* Record extracts
§ §

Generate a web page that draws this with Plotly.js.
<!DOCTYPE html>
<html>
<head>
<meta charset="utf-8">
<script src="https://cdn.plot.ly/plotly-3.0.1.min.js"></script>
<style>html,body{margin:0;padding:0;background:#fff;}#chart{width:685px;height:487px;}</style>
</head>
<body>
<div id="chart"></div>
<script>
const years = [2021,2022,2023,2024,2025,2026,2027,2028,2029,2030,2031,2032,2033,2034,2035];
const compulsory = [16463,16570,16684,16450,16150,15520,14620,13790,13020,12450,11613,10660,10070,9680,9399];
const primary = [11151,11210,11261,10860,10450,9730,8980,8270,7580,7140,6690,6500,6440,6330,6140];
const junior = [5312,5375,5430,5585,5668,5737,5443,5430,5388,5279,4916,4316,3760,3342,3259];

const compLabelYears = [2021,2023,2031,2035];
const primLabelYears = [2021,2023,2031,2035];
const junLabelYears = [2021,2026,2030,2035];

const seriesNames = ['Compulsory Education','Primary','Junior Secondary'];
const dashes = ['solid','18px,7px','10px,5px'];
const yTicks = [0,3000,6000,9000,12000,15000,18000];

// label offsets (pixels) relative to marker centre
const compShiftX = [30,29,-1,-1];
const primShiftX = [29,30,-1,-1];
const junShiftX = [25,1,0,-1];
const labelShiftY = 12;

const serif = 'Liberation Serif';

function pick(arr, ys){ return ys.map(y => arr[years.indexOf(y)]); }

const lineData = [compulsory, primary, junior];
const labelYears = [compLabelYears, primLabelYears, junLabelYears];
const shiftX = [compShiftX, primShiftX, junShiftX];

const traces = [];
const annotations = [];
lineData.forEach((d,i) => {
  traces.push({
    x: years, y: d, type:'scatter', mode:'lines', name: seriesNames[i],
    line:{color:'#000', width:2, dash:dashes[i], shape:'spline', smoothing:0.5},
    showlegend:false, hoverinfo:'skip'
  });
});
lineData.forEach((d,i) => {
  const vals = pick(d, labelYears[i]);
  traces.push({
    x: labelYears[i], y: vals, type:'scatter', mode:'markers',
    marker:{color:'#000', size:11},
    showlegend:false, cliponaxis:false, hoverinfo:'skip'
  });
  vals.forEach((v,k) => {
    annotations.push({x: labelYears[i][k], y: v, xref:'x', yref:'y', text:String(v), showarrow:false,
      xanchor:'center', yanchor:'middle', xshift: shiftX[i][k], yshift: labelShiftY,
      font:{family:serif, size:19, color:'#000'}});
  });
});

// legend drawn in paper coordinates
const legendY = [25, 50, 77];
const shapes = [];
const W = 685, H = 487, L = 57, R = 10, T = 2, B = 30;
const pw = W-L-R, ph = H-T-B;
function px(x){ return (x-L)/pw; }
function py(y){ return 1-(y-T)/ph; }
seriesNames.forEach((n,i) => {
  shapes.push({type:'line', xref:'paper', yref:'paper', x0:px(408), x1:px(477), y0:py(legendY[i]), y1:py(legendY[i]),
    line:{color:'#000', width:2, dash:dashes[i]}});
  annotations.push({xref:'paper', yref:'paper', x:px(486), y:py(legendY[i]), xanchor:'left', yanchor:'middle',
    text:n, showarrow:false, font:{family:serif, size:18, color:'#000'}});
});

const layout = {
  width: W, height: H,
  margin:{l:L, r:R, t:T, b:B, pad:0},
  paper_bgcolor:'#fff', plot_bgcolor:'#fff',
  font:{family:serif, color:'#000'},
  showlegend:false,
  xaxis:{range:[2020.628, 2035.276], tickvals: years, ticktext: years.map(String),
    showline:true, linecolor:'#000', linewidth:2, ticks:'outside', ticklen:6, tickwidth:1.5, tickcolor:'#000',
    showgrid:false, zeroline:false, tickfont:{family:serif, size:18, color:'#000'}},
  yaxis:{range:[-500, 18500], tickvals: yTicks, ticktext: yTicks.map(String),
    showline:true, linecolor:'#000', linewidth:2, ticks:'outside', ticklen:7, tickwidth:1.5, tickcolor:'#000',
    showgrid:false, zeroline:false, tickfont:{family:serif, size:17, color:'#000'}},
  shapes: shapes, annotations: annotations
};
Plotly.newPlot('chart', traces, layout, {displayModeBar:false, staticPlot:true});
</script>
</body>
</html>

§ §

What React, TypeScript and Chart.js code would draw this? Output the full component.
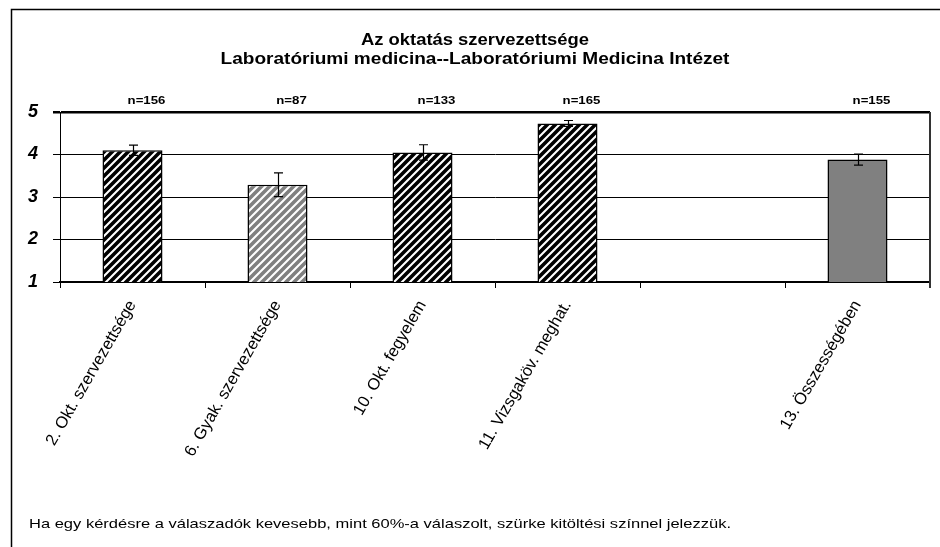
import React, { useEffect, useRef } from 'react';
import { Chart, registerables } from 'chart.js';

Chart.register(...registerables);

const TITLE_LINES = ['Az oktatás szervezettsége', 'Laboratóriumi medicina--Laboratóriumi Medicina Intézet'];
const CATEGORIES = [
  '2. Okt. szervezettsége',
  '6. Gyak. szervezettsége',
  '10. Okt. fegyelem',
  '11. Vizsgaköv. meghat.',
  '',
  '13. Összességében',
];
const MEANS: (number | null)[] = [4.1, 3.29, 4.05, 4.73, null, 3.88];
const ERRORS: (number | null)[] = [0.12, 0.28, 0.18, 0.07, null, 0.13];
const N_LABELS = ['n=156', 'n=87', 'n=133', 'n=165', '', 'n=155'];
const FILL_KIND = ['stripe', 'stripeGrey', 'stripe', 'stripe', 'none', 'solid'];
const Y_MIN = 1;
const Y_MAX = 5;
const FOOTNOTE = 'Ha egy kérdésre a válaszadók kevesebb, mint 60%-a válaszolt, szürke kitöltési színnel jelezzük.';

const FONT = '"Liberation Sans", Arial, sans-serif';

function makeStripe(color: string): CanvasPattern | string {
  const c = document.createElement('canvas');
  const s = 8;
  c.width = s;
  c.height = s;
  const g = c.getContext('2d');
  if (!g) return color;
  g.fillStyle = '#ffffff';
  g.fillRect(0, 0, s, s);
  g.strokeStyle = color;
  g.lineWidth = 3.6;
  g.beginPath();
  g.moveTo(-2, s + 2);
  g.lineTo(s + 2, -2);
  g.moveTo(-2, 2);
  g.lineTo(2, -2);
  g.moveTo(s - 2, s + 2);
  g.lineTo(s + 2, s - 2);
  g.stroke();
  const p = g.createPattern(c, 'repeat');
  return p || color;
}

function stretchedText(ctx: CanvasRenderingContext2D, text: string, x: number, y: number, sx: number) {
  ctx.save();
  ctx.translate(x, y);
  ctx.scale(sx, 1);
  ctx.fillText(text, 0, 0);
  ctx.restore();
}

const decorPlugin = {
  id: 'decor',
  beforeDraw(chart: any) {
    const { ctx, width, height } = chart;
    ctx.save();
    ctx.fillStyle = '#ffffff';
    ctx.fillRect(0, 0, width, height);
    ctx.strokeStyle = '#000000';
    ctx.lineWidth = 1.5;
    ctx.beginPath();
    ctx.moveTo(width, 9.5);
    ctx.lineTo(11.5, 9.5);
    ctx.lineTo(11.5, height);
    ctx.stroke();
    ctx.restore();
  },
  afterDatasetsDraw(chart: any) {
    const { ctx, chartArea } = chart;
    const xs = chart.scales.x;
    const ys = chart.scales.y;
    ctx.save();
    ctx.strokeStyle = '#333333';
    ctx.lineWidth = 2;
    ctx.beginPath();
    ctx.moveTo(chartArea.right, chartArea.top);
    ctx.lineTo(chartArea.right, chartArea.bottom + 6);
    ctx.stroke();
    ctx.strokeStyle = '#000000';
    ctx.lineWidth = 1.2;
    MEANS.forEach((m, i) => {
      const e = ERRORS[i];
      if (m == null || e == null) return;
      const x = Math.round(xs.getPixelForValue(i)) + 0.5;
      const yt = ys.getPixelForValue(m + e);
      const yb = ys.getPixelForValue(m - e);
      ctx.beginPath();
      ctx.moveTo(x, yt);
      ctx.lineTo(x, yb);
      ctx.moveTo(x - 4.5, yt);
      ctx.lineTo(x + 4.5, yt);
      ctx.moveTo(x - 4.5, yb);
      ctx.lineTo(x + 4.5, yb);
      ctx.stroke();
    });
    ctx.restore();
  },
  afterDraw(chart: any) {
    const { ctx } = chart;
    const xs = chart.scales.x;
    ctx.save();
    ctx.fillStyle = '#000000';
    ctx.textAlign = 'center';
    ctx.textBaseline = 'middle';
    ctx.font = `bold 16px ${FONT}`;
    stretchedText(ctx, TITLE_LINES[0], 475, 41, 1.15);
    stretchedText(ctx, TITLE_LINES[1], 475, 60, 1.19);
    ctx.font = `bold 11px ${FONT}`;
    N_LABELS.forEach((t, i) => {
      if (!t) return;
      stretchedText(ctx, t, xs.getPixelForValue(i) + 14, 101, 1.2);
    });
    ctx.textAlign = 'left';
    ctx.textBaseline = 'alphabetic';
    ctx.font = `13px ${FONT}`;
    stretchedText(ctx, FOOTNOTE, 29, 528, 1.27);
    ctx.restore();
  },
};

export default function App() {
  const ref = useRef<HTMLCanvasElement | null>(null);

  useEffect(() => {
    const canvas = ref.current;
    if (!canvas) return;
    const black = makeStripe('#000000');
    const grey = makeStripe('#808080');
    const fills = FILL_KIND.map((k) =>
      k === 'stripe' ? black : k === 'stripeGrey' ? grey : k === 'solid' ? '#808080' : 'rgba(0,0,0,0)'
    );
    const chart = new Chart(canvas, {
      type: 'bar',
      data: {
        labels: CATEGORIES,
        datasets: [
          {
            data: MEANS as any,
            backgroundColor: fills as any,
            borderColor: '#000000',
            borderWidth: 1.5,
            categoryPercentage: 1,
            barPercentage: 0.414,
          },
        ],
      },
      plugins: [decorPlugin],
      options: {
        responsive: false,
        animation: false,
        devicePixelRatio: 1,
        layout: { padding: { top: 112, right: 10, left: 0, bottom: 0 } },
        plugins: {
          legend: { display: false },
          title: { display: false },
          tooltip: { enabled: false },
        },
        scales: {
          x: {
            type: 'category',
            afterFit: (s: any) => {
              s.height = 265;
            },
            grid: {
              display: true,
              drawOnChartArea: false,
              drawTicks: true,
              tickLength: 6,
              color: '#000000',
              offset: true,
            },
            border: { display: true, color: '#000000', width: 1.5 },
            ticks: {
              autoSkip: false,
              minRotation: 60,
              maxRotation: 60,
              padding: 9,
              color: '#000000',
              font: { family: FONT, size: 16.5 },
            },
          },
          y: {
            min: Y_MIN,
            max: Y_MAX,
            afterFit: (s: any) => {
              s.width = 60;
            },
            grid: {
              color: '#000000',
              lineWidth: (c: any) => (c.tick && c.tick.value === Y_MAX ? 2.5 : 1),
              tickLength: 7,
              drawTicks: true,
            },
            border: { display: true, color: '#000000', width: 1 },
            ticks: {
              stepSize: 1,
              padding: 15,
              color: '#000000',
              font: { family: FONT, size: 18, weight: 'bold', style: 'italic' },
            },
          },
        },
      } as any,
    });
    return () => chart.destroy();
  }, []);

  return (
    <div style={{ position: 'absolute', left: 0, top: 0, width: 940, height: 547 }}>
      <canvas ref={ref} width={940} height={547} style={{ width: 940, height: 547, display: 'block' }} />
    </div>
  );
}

§ §

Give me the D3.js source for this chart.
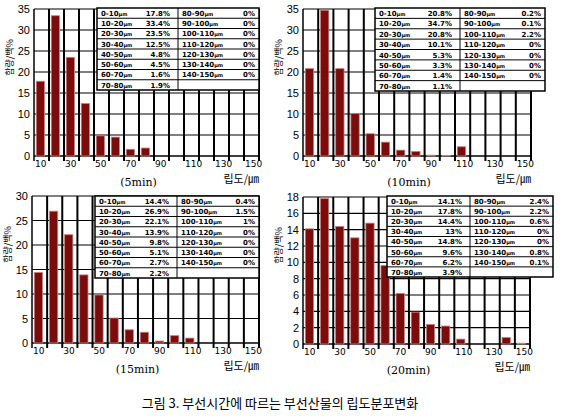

§ §

* Written task
Among the records above, locate the line containing "What React, TypeScript" and the line containing "Chart.register(...registerables);", then transcribe exactly the lines starting at the first and ending at the second, with no pictures.

* Correct response
What React, TypeScript and Chart.js code would draw this? Output the full component.
import React, { useEffect, useRef } from 'react';
import { Chart, registerables } from 'chart.js';

Chart.register(...registerables);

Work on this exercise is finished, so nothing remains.